Records with drawing code »
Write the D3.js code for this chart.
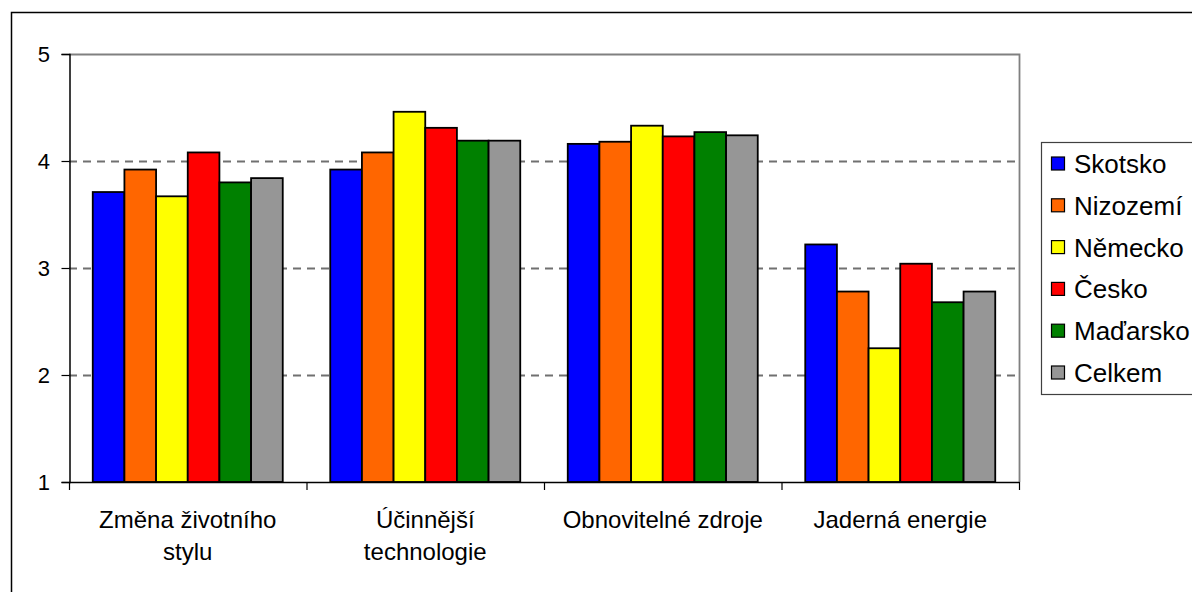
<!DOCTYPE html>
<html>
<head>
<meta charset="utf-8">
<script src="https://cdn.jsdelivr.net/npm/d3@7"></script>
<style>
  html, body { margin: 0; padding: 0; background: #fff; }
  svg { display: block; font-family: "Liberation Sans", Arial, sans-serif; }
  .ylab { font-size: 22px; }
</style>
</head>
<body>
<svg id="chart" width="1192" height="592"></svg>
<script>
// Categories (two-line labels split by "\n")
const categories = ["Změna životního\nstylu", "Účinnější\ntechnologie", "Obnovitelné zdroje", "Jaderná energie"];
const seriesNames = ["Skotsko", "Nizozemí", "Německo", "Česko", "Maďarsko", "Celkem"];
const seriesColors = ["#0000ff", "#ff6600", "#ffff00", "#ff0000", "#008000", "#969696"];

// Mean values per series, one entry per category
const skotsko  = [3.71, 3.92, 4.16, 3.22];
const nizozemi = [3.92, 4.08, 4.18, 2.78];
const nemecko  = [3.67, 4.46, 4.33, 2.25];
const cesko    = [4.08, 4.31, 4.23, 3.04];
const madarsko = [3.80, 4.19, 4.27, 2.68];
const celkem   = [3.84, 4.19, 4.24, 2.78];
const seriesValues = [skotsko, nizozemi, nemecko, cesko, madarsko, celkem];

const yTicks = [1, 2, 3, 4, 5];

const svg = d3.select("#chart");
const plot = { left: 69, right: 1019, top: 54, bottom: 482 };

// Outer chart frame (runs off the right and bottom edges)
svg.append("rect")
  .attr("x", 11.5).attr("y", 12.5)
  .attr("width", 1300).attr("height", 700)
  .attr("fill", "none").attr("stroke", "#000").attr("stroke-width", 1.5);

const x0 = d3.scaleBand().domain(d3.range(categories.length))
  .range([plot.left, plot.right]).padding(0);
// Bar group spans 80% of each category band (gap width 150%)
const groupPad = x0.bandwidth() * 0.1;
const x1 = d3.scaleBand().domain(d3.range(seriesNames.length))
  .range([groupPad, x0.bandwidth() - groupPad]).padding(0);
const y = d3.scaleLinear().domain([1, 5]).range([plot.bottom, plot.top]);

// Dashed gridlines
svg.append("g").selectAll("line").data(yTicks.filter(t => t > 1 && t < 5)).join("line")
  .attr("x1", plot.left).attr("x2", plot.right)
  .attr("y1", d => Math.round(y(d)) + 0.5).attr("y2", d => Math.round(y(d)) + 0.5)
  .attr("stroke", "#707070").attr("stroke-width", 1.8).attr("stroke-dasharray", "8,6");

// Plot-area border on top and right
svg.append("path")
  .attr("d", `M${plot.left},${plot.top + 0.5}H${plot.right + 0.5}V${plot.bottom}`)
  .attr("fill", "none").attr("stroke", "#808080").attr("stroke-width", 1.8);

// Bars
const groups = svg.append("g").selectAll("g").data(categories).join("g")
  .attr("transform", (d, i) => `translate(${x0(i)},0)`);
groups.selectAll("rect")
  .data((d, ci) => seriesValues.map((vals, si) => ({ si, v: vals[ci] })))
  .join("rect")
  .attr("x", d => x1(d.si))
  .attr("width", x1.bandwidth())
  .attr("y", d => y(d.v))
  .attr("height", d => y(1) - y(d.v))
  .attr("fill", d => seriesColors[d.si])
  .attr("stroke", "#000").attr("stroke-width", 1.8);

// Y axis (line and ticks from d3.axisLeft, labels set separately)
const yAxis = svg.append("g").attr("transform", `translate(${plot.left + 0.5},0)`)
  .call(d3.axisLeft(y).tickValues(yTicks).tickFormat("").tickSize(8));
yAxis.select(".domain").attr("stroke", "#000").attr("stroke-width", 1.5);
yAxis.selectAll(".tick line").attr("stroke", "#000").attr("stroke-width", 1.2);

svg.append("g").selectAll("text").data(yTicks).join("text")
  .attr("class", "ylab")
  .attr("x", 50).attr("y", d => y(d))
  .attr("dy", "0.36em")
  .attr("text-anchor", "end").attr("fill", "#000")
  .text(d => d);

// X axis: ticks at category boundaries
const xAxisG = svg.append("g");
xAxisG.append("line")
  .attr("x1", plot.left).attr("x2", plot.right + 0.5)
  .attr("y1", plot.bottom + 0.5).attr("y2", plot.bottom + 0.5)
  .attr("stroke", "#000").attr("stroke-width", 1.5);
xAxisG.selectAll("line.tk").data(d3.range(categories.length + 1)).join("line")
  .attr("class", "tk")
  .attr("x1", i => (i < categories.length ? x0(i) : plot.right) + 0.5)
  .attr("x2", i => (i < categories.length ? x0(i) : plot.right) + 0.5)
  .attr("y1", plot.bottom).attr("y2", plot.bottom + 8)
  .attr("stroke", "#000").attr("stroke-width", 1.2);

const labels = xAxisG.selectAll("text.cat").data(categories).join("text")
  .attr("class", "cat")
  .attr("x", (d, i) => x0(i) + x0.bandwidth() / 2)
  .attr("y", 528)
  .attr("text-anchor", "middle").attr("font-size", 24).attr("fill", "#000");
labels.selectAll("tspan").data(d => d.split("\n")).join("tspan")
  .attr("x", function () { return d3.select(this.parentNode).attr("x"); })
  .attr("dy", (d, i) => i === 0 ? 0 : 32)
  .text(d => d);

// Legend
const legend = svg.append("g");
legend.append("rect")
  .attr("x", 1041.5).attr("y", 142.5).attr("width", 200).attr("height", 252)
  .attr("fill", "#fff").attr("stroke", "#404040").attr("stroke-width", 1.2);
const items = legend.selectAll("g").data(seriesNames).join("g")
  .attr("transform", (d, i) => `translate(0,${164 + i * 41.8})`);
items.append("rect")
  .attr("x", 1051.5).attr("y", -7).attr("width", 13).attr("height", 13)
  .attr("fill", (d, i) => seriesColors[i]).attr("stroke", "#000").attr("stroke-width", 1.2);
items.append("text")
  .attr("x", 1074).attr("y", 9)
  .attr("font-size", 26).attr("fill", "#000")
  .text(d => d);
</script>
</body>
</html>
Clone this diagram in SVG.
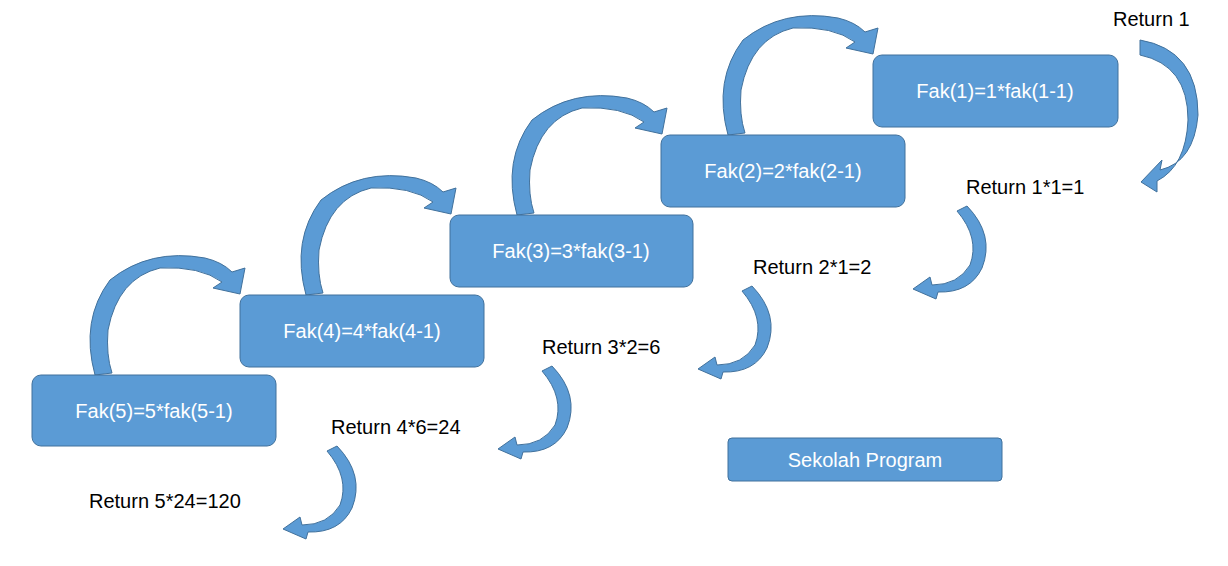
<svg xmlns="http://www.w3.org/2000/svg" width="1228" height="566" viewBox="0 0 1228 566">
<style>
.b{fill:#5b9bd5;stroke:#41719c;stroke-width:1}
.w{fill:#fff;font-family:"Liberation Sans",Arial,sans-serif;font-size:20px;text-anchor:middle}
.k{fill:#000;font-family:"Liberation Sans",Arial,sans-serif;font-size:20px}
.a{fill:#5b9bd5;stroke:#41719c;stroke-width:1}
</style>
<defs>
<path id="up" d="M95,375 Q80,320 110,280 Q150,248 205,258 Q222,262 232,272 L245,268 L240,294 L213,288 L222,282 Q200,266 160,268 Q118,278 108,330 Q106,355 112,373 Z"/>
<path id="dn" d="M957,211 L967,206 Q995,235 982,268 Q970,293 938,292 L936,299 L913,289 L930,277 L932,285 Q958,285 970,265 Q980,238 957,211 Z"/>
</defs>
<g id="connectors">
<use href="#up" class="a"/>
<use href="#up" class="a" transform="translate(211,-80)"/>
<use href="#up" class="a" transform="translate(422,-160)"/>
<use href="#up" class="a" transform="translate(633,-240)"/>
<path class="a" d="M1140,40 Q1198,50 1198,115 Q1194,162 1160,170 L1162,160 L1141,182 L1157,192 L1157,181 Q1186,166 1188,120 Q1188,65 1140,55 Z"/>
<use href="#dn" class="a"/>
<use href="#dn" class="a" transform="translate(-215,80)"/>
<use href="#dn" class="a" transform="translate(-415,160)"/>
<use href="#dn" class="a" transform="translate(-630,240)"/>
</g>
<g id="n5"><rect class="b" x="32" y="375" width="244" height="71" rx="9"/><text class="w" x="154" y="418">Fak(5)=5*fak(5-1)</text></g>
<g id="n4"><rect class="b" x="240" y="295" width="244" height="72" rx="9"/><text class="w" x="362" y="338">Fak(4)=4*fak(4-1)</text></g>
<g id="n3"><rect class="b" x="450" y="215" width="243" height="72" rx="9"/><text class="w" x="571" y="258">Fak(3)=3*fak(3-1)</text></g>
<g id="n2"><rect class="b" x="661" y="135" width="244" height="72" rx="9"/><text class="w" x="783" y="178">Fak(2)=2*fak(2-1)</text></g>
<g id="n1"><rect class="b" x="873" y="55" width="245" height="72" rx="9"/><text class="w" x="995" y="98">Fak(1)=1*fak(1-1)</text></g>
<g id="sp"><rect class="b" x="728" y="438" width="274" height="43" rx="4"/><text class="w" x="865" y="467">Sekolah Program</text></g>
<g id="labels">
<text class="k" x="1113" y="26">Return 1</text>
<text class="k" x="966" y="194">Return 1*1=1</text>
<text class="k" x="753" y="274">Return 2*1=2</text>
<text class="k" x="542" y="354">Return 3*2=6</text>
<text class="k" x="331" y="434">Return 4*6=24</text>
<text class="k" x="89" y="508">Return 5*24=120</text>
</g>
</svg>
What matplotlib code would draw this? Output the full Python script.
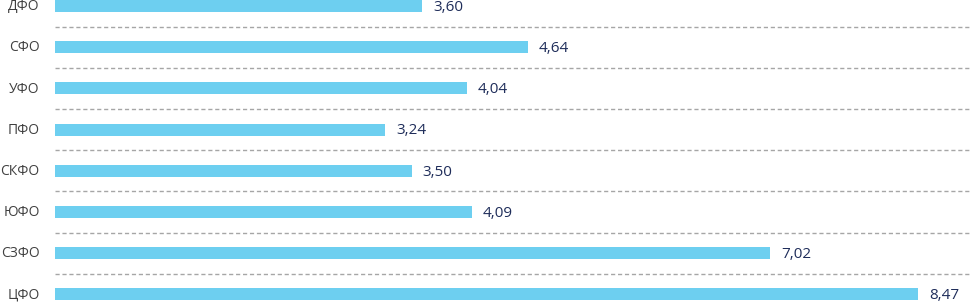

Problem description » The images in the entries above should be left out; please reproduce exactly the lines from the first through the one containing "d3.scaleLinear().domain([1, 5]).range([plot.bottom, plot.top]);".

Finished answer »
Write the D3.js code for this chart.
<!DOCTYPE html>
<html>
<head>
<meta charset="utf-8">
<script src="https://cdn.jsdelivr.net/npm/d3@7"></script>
<style>
  html, body { margin: 0; padding: 0; background: #fff; }
  svg { display: block; font-family: "Liberation Sans", Arial, sans-serif; }
  .ylab { font-size: 22px; }
</style>
</head>
<body>
<svg id="chart" width="1192" height="592"></svg>
<script>
// Categories (two-line labels split by "\n")
const categories = ["Změna životního\nstylu", "Účinnější\ntechnologie", "Obnovitelné zdroje", "Jaderná energie"];
const seriesNames = ["Skotsko", "Nizozemí", "Německo", "Česko", "Maďarsko", "Celkem"];
const seriesColors = ["#0000ff", "#ff6600", "#ffff00", "#ff0000", "#008000", "#969696"];

// Mean values per series, one entry per category
const skotsko  = [3.71, 3.92, 4.16, 3.22];
const nizozemi = [3.92, 4.08, 4.18, 2.78];
const nemecko  = [3.67, 4.46, 4.33, 2.25];
const cesko    = [4.08, 4.31, 4.23, 3.04];
const madarsko = [3.80, 4.19, 4.27, 2.68];
const celkem   = [3.84, 4.19, 4.24, 2.78];
const seriesValues = [skotsko, nizozemi, nemecko, cesko, madarsko, celkem];

const yTicks = [1, 2, 3, 4, 5];

const svg = d3.select("#chart");
const plot = { left: 69, right: 1019, top: 54, bottom: 482 };

// Outer chart frame (runs off the right and bottom edges)
svg.append("rect")
  .attr("x", 11.5).attr("y", 12.5)
  .attr("width", 1300).attr("height", 700)
  .attr("fill", "none").attr("stroke", "#000").attr("stroke-width", 1.5);

const x0 = d3.scaleBand().domain(d3.range(categories.length))
  .range([plot.left, plot.right]).padding(0);
// Bar group spans 80% of each category band (gap width 150%)
const groupPad = x0.bandwidth() * 0.1;
const x1 = d3.scaleBand().domain(d3.range(seriesNames.length))
  .range([groupPad, x0.bandwidth() - groupPad]).padding(0);
const y = d3.scaleLinear().domain([1, 5]).range([plot.bottom, plot.top]);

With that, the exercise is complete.